Negotiating the Return Policy Minefield
One of the most frustrating aspects of this specific shopping destination is the rigid return policy. Unlike the flagship stores, outlet returns are often restricted. I've seen people try to return items they bought at Toronto Premium Outlets Tory Burch only to be told they can only get store credit, or worse, that the item was "final sale" because of an additional coupon they used.
If you live in North York or Scarborough, driving back to Halton Hills just to return a defective belt is a nightmare. Many people simply don't do it. They let the item sit in their closet, a $150 reminder of a bad decision. This is exactly what the "planned obsolescence" model of outlet shopping relies on: the friction of the return process.
The fix is to inspect every single millimeter of the item under the bright lights of the store—not the dim corners. Check the stitching. Pull the zippers ten times. Look for glue residue along the seams. If it’s not perfect in the store, it will be a disaster by the time you get it home. Assume you will never return it and decide if it's worth the cash right now.
Failing to Use the "Real-Time" Price Comparison
We live in an era where information is instant, yet I see people buying items at the outlet that are actually cheaper on the brand's main website or at luxury department stores during a seasonal clearance. The "Outlet" name creates a halo effect that makes you believe you're getting the lowest price possible. It’s a cognitive bias that costs you money.
Before you go to the cash wrap, open your phone. Check the official website. Check Holt Renfrew's sale section. Check Nordstrom Rack. I have personally stood in an outlet line and found the exact same pair of boots online for $40 less with free shipping. The store staff won't tell you this. Their job is to move inventory, not to ensure you get the best deal in the province.

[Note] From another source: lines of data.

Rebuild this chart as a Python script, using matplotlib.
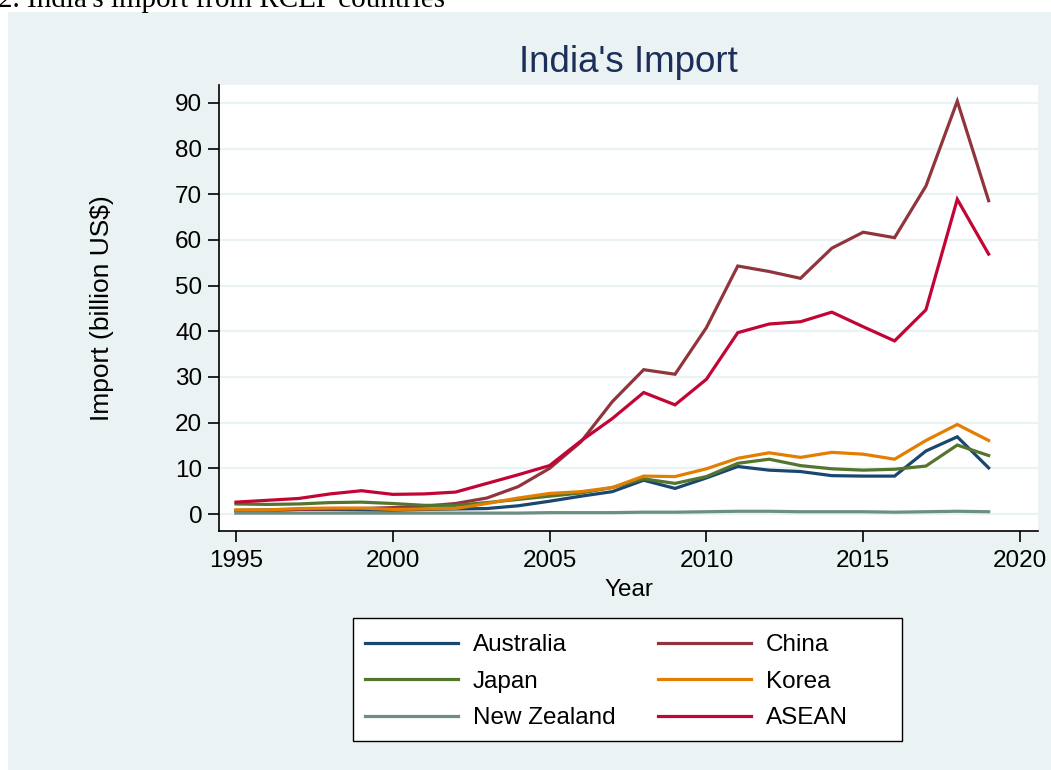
import matplotlib
matplotlib.use("Agg")
import matplotlib.pyplot as plt
from matplotlib.patches import Rectangle

years = list(range(1995, 2020))
australia = [0.8, 0.9, 1.0, 1.0, 0.9, 0.8, 1.0, 1.1, 1.2, 1.8, 2.8, 3.9, 4.9, 7.4, 5.6,
             7.9, 10.4, 9.6, 9.3, 8.4, 8.3, 8.3, 13.8, 16.9, 10.1]
china = [0.5, 0.7, 1.0, 1.1, 1.2, 1.4, 1.7, 2.3, 3.5, 6.0, 10.0, 15.8, 24.6, 31.6, 30.6,
         40.8, 54.3, 53.1, 51.6, 58.2, 61.7, 60.5, 71.8, 90.4, 68.6]
japan = [2.2, 2.1, 2.2, 2.5, 2.6, 2.3, 1.9, 1.9, 2.5, 3.2, 3.9, 4.6, 5.8, 7.7, 6.7,
         8.2, 11.1, 12.0, 10.6, 9.9, 9.6, 9.8, 10.5, 15.1, 12.8]
korea = [0.9, 0.9, 1.2, 1.3, 1.3, 1.0, 1.1, 1.2, 2.3, 3.5, 4.5, 4.9, 5.8, 8.3, 8.2,
         9.9, 12.2, 13.4, 12.4, 13.5, 13.1, 12.0, 16.1, 19.6, 16.1]
new_zealand = [0.2, 0.2, 0.2, 0.2, 0.2, 0.2, 0.2, 0.2, 0.2, 0.2, 0.3, 0.3, 0.3, 0.4, 0.4,
               0.5, 0.6, 0.6, 0.5, 0.5, 0.5, 0.4, 0.5, 0.6, 0.5]
asean = [2.6, 3.0, 3.4, 4.4, 5.1, 4.3, 4.4, 4.8, 6.7, 8.6, 10.6, 16.0, 20.9, 26.6, 23.9,
         29.5, 39.7, 41.6, 42.1, 44.2, 41.0, 37.9, 44.7, 68.9, 56.9]

series = [
    ("Australia", australia, "#1a476f"),
    ("China", china, "#90353b"),
    ("Japan", japan, "#55752f"),
    ("Korea", korea, "#e37e00"),
    ("New Zealand", new_zealand, "#6e8e84"),
    ("ASEAN", asean, "#c10534"),
]

xticks = [1995, 2000, 2005, 2010, 2015, 2020]
yticks = [0, 10, 20, 30, 40, 50, 60, 70, 80, 90]

plt.rcParams['font.family'] = ['Liberation Sans', 'DejaVu Sans']

W, H = 1051, 770
fig = plt.figure(figsize=(W / 100, H / 100), dpi=100, facecolor="white")

bg = "#eaf2f3"
fig.patches.append(Rectangle((8 / W, 0), 1 - 8 / W, 1 - 12 / H, transform=fig.transFigure,
                             facecolor=bg, edgecolor="none", zorder=-5))

fig.text(-2 / W, 1 - 7 / H, "2. India's import from RCEP countries", ha="left", va="baseline",
         fontsize=21, family=["Liberation Serif", "DejaVu Serif"], color="black")

left, right, top, bottom = 219, 1038, 85, 531
ax = fig.add_axes([left / W, 1 - bottom / H, (right - left) / W, (bottom - top) / H])
ax.set_facecolor("white")

for name, vals, col in series:
    ax.plot(years, vals, color=col, lw=2.3, label=name, solid_joinstyle="miter", zorder=3)

ax.set_xlim(1994.458, 2020.574)
ax.set_ylim(-3.72, 93.93)
ax.set_xticks(xticks)
ax.set_yticks(yticks)
ax.tick_params(axis="both", labelsize=17.5, length=8, width=1.2, color="black")
ax.tick_params(axis="x", pad=6)
ax.tick_params(axis="y", pad=4)
ax.grid(axis="y", color=bg, lw=1.6, zorder=1)
ax.set_axisbelow(True)
for s in ["top", "right"]:
    ax.spines[s].set_visible(False)
for s in ["left", "bottom"]:
    ax.spines[s].set_linewidth(1.2)
    ax.spines[s].set_color("black")

ax.set_title("India's Import", fontsize=26.5, color="#1c2e5a", pad=9)
ax.set_xlabel("Year", fontsize=17.5, labelpad=5)
ax.set_ylabel("Import (billion US$)", fontsize=19, labelpad=44)

# legend frame (Stata-style equal-width columns)
fig.patches.append(Rectangle((353 / W, 1 - 741 / H), (902 - 353) / W, (741 - 618) / H,
                             transform=fig.transFigure, facecolor="white",
                             edgecolor="black", lw=1.0, zorder=-1))

handles, labels = ax.get_legend_handles_labels()
order = [0, 2, 4, 1, 3, 5]
leg = fig.legend([handles[i] for i in order], [labels[i] for i in order],
                 ncol=2, loc="upper left", bbox_to_anchor=(365 / W, 1 - 634 / H),
                 fontsize=17.5, frameon=False, handlelength=3.83, handletextpad=0.62,
                 columnspacing=1.73, labelspacing=0.6, borderpad=0, borderaxespad=0)
for lh in leg.get_lines():
    lh.set_linewidth(2.3)

fig.savefig("out.png", dpi=100, facecolor="white")
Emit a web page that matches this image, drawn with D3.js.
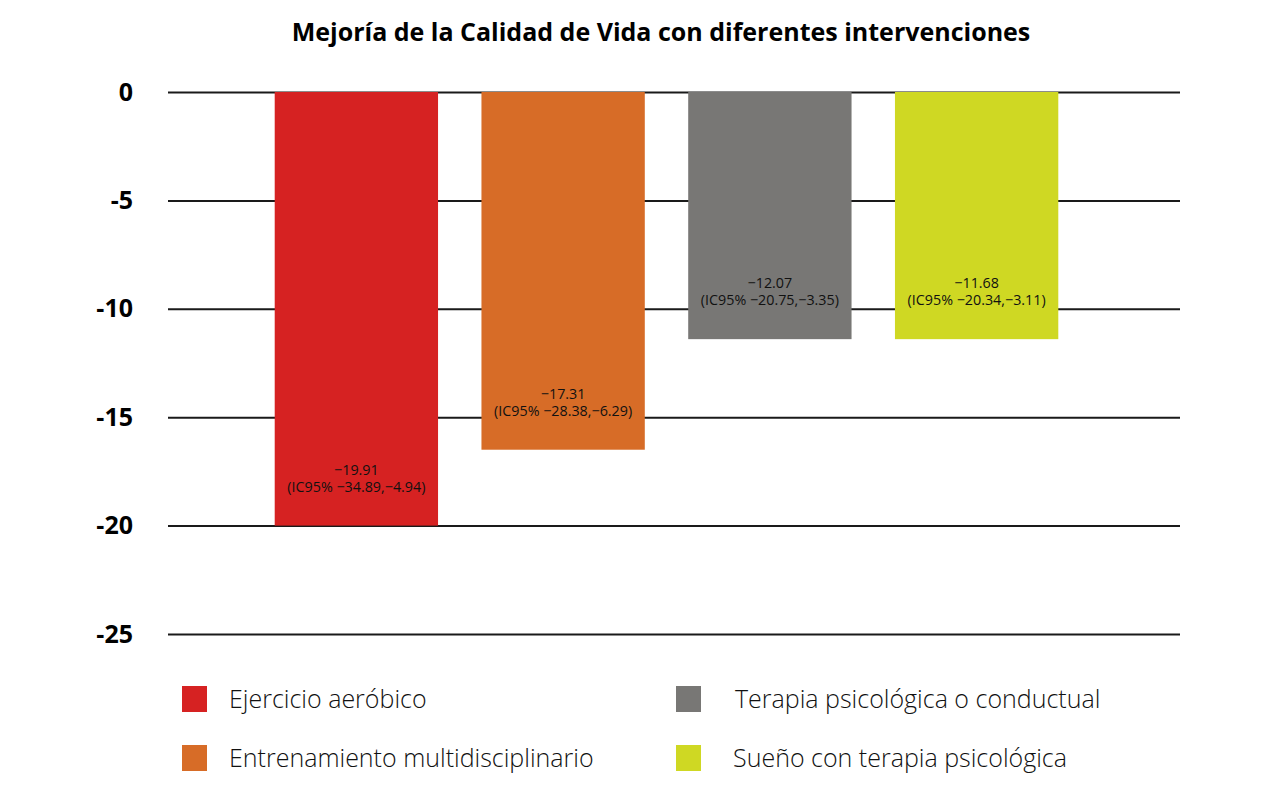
<!DOCTYPE html>
<html>
<head>
<meta charset="utf-8">
<script src="https://cdn.jsdelivr.net/npm/d3@7"></script>
<style>
    body { margin: 0; background: #fff; }
    text { font-family: 'Open Sans', sans-serif; }
</style>
</head>
<body>
<div id="chart"></div>
<script>
const categories = ['Ejercicio aeróbico', 'Entrenamiento multidisciplinario', 'Terapia psicológica o conductual', 'Sueño con terapia psicológica']
// bar heights as drawn in the picture
const barValues = [-20, -16.5, -11.4, -11.4]
const valueLabels = ['\u221219.91', '\u221217.31', '\u221212.07', '\u221211.68']
const ciLabels = ['(IC95% \u221234.89,\u22124.94)', '(IC95% \u221228.38,\u22126.29)', '(IC95% \u221220.75,\u22123.35)', '(IC95% \u221220.34,\u22123.11)']
const colors = ['#d62222', '#d76c27', '#787775', '#cfd823']
const yTicks = [0, -5, -10, -15, -20, -25]

function draw() {
    const dimensions = { width: 1275, height: 792 }

    const svg = d3.select('#chart')
        .append('svg')
        .attr('width', dimensions.width)
        .attr('height', dimensions.height)

    svg.append('text')
        .attr('x', 661)
        .attr('y', 41)
        .attr('text-anchor', 'middle')
        .style('font-size', '25px')
        .style('font-weight', 700)
        .text('Mejoría de la Calidad de Vida con diferentes intervenciones')

    const yScale = d3.scaleLinear()
        .domain([0, -25])
        .range([92, 634])

    const xScale = d3.scaleBand()
        .domain(categories)
        .range([253, 1080])
        .paddingInner(0.21)
        .paddingOuter(0.105)

    // grid lines + tick labels
    const yAxis = d3.axisLeft(yScale)
        .tickValues(yTicks)
        .tickSize(-(1180 - 168))
        .tickFormat(d => d)

    const yAxisGroup = svg.append('g')
        .attr('transform', 'translate(168,0)')
        .call(yAxis)
    yAxisGroup.select('.domain').remove()
    yAxisGroup.selectAll('.tick line')
        .attr('stroke', '#1a1a1a')
        .attr('stroke-width', 2)
    yAxisGroup.selectAll('.tick text')
        .attr('x', -35)
        .attr('fill', '#000')
        .style('font-size', '25px')
        .style('font-weight', 700)
        .style('font-family', "'Open Sans', sans-serif")

    const bars = svg.append('g')
    bars.selectAll('rect')
        .data(categories)
        .join('rect')
        .attr('x', d => xScale(d))
        .attr('width', xScale.bandwidth())
        .attr('y', yScale(0))
        .attr('height', (d, i) => yScale(barValues[i]) - yScale(0))
        .attr('fill', (d, i) => colors[i])

    const labels = svg.append('g')
        .selectAll('text')
        .data(categories)
        .join('text')
        .attr('text-anchor', 'middle')
        .attr('fill', '#111')
        .style('font-size', '14.3px')
        .style('font-weight', 400)
    labels.append('tspan')
        .attr('x', d => xScale(d) + xScale.bandwidth() / 2)
        .attr('y', (d, i) => yScale(barValues[i]) - 51)
        .text((d, i) => valueLabels[i])
    labels.append('tspan')
        .attr('x', d => xScale(d) + xScale.bandwidth() / 2)
        .attr('y', (d, i) => yScale(barValues[i]) - 34)
        .text((d, i) => ciLabels[i])

    // legend: two columns, two rows
    const legendX = [182, 676]
    const legendY = [686, 745]
    const legend = svg.append('g')
        .selectAll('g')
        .data(categories)
        .join('g')
        .attr('transform', (d, i) => `translate(${legendX[Math.floor(i / 2)]}, ${legendY[i % 2]})`)
    legend.append('rect')
        .attr('width', 25)
        .attr('height', 26)
        .attr('fill', (d, i) => colors[i])
    legend.append('text')
        .attr('x', (d, i) => i === 2 ? 59 : (i === 3 ? 57 : 47))
        .attr('y', 22)
        .style('font-size', '25px')
        .style('font-weight', 300)
        .attr('fill', '#111')
        .text(d => d)
}

draw()
</script>
</body>
</html>
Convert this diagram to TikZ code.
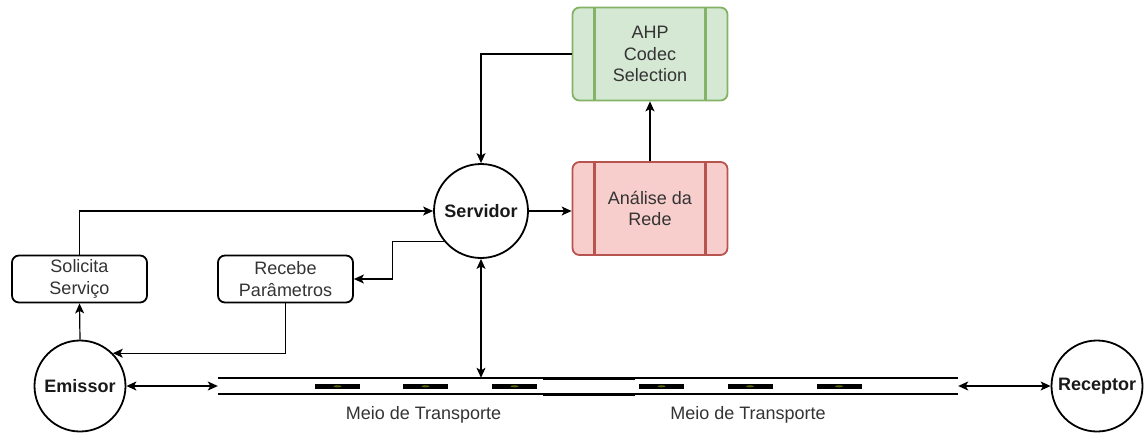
\documentclass[tikz,border=0pt]{standalone}
\usepackage{fontspec}
\setmainfont{Liberation Sans}
\usetikzlibrary{arrows.meta,calc}
\definecolor{redfill}{HTML}{F8CECC}
\definecolor{redline}{HTML}{B85450}
\definecolor{greenfill}{HTML}{D5E8D4}
\definecolor{greenline}{HTML}{82B366}
\definecolor{txt}{HTML}{333333}
\definecolor{dashcore}{HTML}{5A6A10}
\begin{document}
\begin{tikzpicture}[x=1pt,y=-1pt,
  tip/.tip={Stealth[length=10pt,width=9pt,inset=2.5pt]},
  conn/.style={draw=black, line width=1.2pt, -tip},
  both/.style={draw=black, line width=1.2pt, tip-tip},
  circ/.style={circle, draw=black, line width=1.8pt, minimum size=94pt, inner sep=0pt,
    font=\fontsize{18}{21}\selectfont\bfseries, text=black!90},
  rbox/.style={rounded corners=7pt, draw=black, line width=1.8pt, minimum width=135pt,
    minimum height=47pt, inner sep=0pt, align=center, text=txt,
    font=\fontsize{18}{21.5}\selectfont},
  proc/.style={rounded corners=7pt, draw=#1, line width=1.8pt, minimum width=155pt,
    minimum height=93pt, inner sep=0pt, align=center, text=txt,
    font=\fontsize{18}{21.5}\selectfont,
    path picture={\draw[#1, line width=2.2pt]
      ([xshift=22pt]path picture bounding box.north west) -- ([xshift=22pt]path picture bounding box.south west)
      ([xshift=-22pt]path picture bounding box.north east) -- ([xshift=-22pt]path picture bounding box.south east);}},
  lbl/.style={text=txt, font=\fontsize{18}{21}\selectfont, inner sep=0pt},
  roadline/.style={line width=2pt, draw=black},
  dashmark/.style={fill=black}
]
\useasboundingbox (0,0) rectangle (1145,432);

% nodes
\node[circ] (srv) at (481,211) {Servidor};
\node[proc=redline, fill=redfill] (ana) at (650,208.5) {Análise da\\Rede};
\node[proc=greenline, fill=greenfill] (ahp) at (650,54) {AHP\\Codec\\Selection};
\node[rbox] (sol) at (79.5,279) {Solicita\\Serviço};
\node[rbox] (rec) at (285.5,279) {Recebe\\Parâmetros};
\node[circ, minimum size=91pt] (emi) at (80,386) {Emissor};
\node[circ, minimum size=91pt] (rcp) at (1097,386) {Receptor};
\node[minimum width=740pt, minimum height=16pt, inner sep=0pt] (road) at (588,386) {};

% road
\draw[roadline] (road.north west) -- (road.north east);
\draw[roadline] (road.south west) -- (road.south east);
\draw[line width=3pt] (543,378) -- (635,378);
\draw[line width=3pt] (543,394) -- (635,394);
\foreach \x in {337.5,425.5,514.5,661.5,750,839}{
  \fill[dashmark] (\x-22.5,384) rectangle (\x+22.5,388.6);
  \fill[dashcore] (\x,386.3) ellipse (4pt and 1pt);
}
\node[lbl] (m1) at (423.5,415) {Meio de Transporte};
\node[lbl] (m2) at (748,415) {Meio de Transporte};

% connectors
\draw[conn] (ahp.west) -| (srv.north);
\draw[conn] (ana.north) -- (ahp.south);
\draw[conn] (srv.east) -- (srv.east -| ana.west);
\draw[conn] (sol.north) |- (srv.west);
\draw[conn] (srv.219) -- ++(-51,0) |- (rec.east);
\draw[conn] (rec.south) |- (emi.45);
\draw[conn] (emi.north) -- (sol.south);
\draw[both] (emi.east) -- (road.west);
\draw[both] (srv.south) -- (srv.south |- road.north);
\draw[both] (road.east) -- (rcp.west);
\end{tikzpicture}
\end{document}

- Check for "Boutique Transfers": These are the holy grail. They are actual retail items moved to the outlet to make room for new collections. They have higher quality leather and better construction.
- Avoid "Logo Mania": The items with the largest, loudest logos are almost always made-for-outlet. They rely on brand recognition rather than material quality to sell.
- Watch the Hardware: If the gold-tone metal feels suspiciously light or "tinny," it will chip. Once that gold plating chips to reveal the grey pot metal underneath, the bag looks cheap.
The Reality Check
Here is the truth you probably don't want to hear: Most of what you buy at a designer outlet is not a luxury product. It is a mass-market product with a luxury logo slapped on it. If you're shopping there because you love the design and you're okay with the fact that the bag might only last two seasons, then go ahead.
But if you're shopping there because you think you're "investing" in high-end fashion at a discount, you're kidding yourself. A real investment piece retains its value and stands up to years of daily use. Most outlet-specific items do neither. They are designed to satisfy the craving for a brand name at a price point that requires compromises in labor and material.
To actually succeed at outlet shopping, you have to be more disciplined than the person who designed the store layout. You have to be willing to drive two hours, walk through the doors, look at everything, and leave without buying a single thing. If you can't do that, you aren't shopping; you're just being marketed to. The "savings" are an illusion if the product doesn't perform, and in the world of high-volume outlet retail, performance is rarely the priority. Stick to the boutique transfers, ignore the "70% off" signs on plastic-coated canvas, and remember that your time and gas money are part of the price tag. If the math doesn't work, stay home.